Question

Expand and simplify:
$$(2-3d)(2+3d)$$

Answer

**step1** Understanding the problem

The problem asks us to expand and then simplify the given expression $$(2-3d)(2+3d)$$. Expanding means to multiply out the terms in the parentheses, and simplifying means to combine any like terms that result from the multiplication.

**step2** Identifying the terms for multiplication

We have two groups of terms being multiplied. The first group is $$(2-3d)$$ and the second group is $$(2+3d)$$.
To multiply these, we take each term from the first group and multiply it by each term in the second group.
The terms in the first group are $$2$$ and $$-3d$$.
The terms in the second group are $$2$$ and $$+3d$$.

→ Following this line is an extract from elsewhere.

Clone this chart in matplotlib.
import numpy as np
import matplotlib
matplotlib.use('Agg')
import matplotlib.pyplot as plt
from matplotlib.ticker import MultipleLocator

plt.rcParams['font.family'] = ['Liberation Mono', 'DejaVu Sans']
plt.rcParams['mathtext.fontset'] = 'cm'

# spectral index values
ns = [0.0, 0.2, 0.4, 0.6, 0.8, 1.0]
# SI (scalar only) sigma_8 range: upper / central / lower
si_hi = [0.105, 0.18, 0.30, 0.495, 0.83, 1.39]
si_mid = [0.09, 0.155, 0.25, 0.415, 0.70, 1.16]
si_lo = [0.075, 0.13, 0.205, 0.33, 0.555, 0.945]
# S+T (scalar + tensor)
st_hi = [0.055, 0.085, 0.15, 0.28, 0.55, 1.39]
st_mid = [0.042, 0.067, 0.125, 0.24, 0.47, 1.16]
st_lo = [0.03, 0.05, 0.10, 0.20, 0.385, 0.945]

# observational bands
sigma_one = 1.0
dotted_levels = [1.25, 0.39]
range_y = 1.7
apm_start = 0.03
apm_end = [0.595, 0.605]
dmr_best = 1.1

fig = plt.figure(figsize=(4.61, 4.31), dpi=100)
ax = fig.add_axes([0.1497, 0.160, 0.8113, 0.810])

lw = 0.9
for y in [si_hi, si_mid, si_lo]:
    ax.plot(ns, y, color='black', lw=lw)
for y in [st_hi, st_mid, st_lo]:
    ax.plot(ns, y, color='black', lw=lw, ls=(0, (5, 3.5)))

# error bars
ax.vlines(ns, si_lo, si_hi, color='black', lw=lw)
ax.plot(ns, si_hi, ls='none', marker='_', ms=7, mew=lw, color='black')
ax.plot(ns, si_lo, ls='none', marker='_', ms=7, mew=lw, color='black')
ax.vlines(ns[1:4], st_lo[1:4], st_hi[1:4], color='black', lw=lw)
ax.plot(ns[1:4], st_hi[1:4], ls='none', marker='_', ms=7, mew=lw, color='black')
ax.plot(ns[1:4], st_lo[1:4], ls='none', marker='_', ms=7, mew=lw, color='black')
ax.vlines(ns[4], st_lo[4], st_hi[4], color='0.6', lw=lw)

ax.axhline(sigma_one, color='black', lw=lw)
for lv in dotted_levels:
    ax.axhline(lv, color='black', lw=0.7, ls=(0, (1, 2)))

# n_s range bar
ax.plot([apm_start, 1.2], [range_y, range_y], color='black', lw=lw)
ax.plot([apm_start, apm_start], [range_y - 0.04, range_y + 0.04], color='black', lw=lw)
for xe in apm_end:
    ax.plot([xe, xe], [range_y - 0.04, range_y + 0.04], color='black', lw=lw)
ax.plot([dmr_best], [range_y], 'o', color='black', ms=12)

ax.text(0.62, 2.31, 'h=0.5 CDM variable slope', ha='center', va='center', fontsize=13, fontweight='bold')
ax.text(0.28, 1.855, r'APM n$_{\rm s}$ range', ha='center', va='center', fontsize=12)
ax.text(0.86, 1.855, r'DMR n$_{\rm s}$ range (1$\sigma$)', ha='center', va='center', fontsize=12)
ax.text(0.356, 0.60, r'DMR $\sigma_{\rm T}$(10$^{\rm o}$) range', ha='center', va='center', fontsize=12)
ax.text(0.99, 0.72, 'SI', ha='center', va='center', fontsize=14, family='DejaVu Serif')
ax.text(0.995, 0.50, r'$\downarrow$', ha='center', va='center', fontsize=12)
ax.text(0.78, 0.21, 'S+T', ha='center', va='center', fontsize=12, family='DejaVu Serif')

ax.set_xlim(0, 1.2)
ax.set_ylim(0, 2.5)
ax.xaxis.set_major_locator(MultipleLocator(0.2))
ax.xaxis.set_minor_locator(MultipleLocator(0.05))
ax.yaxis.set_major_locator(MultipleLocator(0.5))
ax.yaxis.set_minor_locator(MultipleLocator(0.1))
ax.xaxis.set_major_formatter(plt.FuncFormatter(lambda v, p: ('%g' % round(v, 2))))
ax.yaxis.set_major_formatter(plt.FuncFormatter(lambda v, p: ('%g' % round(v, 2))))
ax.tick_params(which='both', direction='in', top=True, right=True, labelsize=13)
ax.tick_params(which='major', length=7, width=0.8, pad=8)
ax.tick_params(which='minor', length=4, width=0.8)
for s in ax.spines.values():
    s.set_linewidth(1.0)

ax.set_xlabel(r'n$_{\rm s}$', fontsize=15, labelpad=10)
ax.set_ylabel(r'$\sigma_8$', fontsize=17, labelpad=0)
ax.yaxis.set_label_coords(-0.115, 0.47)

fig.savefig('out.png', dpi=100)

**step3** Performing the multiplications

We will perform four separate multiplications:
1. Multiply the first term of the first group ($$2$$) by the first term of the second group ($$2$$):
$$2 \times 2 = 4$$
2. Multiply the first term of the first group ($$2$$) by the second term of the second group ($$+3d$$):
$$2 \times 3d = 6d$$
3. Multiply the second term of the first group ($$-3d$$) by the first term of the second group ($$2$$):
$$-3d \times 2 = -6d$$
4. Multiply the second term of the first group ($$-3d$$) by the second term of the second group ($$+3d$$):
$$-3d \times 3d = -(3 \times 3 \times d \times d) = -9d^2$$

**step4** Combining the results of multiplications

Now, we combine all the results from the multiplications:
$$4 + 6d - 6d - 9d^2$$

**step5** Simplifying the expression by combining like terms

We look for terms that are similar so we can add or subtract them.
We have a numerical term: $$4$$.
We have terms with $$d$$: $$+6d$$ and $$-6d$$.
We have a term with $$d^2$$: $$-9d^2$$.
Let's combine the terms with $$d$$:
$$6d - 6d = 0d = 0$$
Now, substitute this back into the expression:
$$4 + 0 - 9d^2$$
$$4 - 9d^2$$
The simplified expression is $$4 - 9d^2$$.